Over the long term, the outlook deteriorates further. The independent model projects a 5-year (through FY2030) revenue CAGR of +1% and EPS CAGR of 0%, followed by a 10-year (through FY2035) revenue CAGR of +0.5% and EPS CAGR of -2% as competitive and technological pressures mount. Long-term drivers like technological shifts toward advanced materials represent a significant threat, not an opportunity. The key long-duration sensitivity is market share retention. A gradual 5% annual loss of business to more advanced competitors would shift the 10-year revenue CAGR from +0.5% to a deeply negative -4.5%. Our long-term assumptions are: 1) The company will not develop any breakthrough products (high likelihood), 2) It will remain a domestic-focused player (high likelihood), and 3) It will be forced to compete solely on price (high likelihood). Overall, long-term growth prospects are weak, with a high risk of value destruction.
Fair Value
As of November 26, 2025, with a closing price of KRW 1,936, a detailed valuation analysis suggests that UST Co., Ltd. is trading below its intrinsic worth, although not without notable risks. The company's recent financial performance has been weak, with significant year-over-year declines in revenue and net income, which helps explain the market's apprehension. The current price of KRW 1,936 sits near the bottom of its 52-week range (KRW 1,770 – KRW 3,055), and a comparison to an estimated fair value range of KRW 2,600–KRW 3,200 suggests a potential upside of approximately 49.8%, indicating an undervalued stock with an attractive entry point, assuming the underlying asset value is stable.

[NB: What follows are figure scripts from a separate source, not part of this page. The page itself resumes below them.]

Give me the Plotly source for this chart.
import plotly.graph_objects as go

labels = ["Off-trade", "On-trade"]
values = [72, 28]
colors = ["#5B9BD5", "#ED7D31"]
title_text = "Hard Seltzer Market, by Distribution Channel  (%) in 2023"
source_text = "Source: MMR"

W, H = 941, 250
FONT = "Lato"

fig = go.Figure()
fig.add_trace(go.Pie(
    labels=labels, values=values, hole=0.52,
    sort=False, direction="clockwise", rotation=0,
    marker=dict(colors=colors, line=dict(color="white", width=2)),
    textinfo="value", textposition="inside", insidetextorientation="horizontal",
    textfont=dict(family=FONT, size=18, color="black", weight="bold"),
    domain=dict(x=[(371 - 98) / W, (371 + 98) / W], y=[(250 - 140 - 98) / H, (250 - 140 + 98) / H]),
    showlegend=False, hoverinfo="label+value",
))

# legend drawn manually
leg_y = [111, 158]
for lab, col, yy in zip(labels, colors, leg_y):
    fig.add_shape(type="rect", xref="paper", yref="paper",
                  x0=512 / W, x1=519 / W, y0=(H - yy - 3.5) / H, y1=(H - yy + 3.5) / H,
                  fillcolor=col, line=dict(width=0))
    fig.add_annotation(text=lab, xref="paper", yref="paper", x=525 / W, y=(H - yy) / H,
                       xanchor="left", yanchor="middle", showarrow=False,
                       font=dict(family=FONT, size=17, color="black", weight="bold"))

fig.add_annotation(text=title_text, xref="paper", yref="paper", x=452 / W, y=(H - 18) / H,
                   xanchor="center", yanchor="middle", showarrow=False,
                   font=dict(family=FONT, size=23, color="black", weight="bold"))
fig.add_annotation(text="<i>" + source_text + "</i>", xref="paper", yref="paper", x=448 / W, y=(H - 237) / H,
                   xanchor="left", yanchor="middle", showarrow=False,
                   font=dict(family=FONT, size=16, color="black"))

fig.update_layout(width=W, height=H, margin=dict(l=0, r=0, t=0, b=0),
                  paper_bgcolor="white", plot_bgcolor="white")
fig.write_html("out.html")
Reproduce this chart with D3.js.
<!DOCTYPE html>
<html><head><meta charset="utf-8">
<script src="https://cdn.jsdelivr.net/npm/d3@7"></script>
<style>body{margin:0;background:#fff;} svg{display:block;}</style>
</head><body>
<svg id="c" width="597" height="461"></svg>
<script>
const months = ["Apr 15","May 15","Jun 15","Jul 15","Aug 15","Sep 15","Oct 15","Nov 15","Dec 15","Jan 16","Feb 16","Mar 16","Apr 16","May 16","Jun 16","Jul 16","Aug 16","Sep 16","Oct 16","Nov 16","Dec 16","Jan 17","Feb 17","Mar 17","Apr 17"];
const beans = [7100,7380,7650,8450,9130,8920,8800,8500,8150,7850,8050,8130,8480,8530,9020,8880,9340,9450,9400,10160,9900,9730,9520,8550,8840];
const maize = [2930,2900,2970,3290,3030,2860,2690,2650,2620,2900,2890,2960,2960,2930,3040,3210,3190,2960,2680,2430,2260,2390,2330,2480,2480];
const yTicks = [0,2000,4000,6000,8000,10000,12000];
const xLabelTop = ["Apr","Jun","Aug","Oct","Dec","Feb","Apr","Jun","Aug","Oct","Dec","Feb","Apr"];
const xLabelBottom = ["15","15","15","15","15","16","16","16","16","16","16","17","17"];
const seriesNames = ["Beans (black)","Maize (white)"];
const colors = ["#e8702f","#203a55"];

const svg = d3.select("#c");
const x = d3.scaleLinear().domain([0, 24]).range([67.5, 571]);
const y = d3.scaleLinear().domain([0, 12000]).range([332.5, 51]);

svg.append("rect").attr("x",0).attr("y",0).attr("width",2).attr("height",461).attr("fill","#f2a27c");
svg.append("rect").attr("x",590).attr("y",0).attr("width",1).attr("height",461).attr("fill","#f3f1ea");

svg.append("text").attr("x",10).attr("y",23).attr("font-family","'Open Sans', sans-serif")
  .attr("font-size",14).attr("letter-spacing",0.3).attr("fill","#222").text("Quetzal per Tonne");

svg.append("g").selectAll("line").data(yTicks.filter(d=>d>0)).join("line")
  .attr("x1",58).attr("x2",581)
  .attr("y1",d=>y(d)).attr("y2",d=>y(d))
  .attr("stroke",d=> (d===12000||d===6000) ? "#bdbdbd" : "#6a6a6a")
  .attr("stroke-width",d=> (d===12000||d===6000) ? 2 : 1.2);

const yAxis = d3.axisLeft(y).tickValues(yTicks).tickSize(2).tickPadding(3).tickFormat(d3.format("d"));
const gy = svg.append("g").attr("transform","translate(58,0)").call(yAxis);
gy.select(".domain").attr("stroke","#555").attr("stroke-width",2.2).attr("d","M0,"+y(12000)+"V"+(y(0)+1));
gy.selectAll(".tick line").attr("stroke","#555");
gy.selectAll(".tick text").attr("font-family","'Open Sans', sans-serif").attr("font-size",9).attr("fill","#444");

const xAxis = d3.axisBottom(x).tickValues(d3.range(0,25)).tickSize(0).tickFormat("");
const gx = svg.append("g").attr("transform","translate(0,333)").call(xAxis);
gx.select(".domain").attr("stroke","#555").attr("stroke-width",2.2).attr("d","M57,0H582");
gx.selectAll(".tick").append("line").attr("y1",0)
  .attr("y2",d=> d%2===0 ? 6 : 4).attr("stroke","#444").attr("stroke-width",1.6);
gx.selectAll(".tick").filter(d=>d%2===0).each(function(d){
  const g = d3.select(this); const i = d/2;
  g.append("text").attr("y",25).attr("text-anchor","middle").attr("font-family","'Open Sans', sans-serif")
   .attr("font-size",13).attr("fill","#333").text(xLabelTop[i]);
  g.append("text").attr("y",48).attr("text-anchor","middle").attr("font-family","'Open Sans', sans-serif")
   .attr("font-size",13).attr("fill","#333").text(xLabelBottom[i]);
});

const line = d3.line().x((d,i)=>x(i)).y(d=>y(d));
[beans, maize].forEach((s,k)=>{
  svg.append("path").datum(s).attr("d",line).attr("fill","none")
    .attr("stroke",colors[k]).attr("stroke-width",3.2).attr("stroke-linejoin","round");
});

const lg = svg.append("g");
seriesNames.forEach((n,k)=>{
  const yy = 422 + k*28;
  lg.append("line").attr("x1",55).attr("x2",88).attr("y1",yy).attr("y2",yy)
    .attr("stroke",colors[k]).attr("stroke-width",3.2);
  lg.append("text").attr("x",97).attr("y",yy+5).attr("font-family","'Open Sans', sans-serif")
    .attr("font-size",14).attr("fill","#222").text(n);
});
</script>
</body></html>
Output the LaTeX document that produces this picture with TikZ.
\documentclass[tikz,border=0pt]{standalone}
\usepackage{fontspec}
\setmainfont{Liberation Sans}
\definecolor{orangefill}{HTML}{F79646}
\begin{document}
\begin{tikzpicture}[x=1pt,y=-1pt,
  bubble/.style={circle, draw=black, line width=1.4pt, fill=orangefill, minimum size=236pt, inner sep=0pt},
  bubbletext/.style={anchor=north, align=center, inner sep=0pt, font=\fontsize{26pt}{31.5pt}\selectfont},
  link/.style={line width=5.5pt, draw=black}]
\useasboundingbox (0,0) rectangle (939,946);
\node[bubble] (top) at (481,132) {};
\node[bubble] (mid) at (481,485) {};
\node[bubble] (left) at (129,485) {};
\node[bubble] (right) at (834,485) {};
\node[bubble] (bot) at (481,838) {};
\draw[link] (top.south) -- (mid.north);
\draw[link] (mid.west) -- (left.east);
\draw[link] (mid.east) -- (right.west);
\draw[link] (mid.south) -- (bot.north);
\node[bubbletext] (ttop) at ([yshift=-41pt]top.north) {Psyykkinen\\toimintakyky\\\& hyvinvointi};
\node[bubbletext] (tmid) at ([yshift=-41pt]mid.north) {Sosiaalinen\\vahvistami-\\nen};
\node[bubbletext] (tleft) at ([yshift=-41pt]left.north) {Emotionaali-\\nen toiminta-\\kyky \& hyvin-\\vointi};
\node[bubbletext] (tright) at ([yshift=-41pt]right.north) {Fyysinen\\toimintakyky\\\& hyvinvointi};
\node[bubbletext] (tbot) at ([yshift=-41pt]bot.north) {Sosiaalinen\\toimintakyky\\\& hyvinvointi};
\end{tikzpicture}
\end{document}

Multiple valuation methods point toward undervaluation. The asset-based approach is highly relevant for UST Co. due to its substantial tangible assets and strong balance sheet. The company’s Price-to-Book (P/B) ratio is a mere 0.55 against a Tangible Book Value Per Share (TBVPS) of KRW 3,476.98, meaning investors can buy the company's assets for nearly half their stated value. A conservative P/B multiple of 0.8x to 1.0x would imply a fair value range of KRW 2,782 to KRW 3,477. Similarly, the company’s enterprise value multiples are exceptionally low, with an EV/EBITDA ratio of 2.9 and an EV/Sales ratio of 0.26. Applying a conservative peer multiple of 6.0x EV/EBITDA would yield an implied equity value of approximately KRW 2,637 per share, reinforcing the undervaluation thesis.
The cash-flow and yield perspective presents a more mixed picture. While the dividend yield is a respectable 3.16%, it is tempered by a recent dividend cut from KRW 100 to KRW 60, signaling management's caution about future earnings stability. This negative trend in shareholder returns is a concern. Furthermore, the company's free cash flow generation has been highly inconsistent, with reported trailing-twelve-month yields varying widely and the most recent quarter showing negative FCF. This volatility makes a pure FCF-based valuation unreliable and highlights operational risks.
Combining these methods, the asset-based valuation provides the most compelling case for undervaluation, suggesting a fair value around KRW 3,000. The multiples approach supports this, pointing to a value in the KRW 2,600s, while the yield approach is more neutral. Weighting the asset and multiples approaches most heavily, a triangulated fair value range of KRW 2,600 – KRW 3,200 seems reasonable. This suggests the stock is currently undervalued, offering a significant margin of safety based on its balance sheet, but the company's declining earnings must improve to realize this value.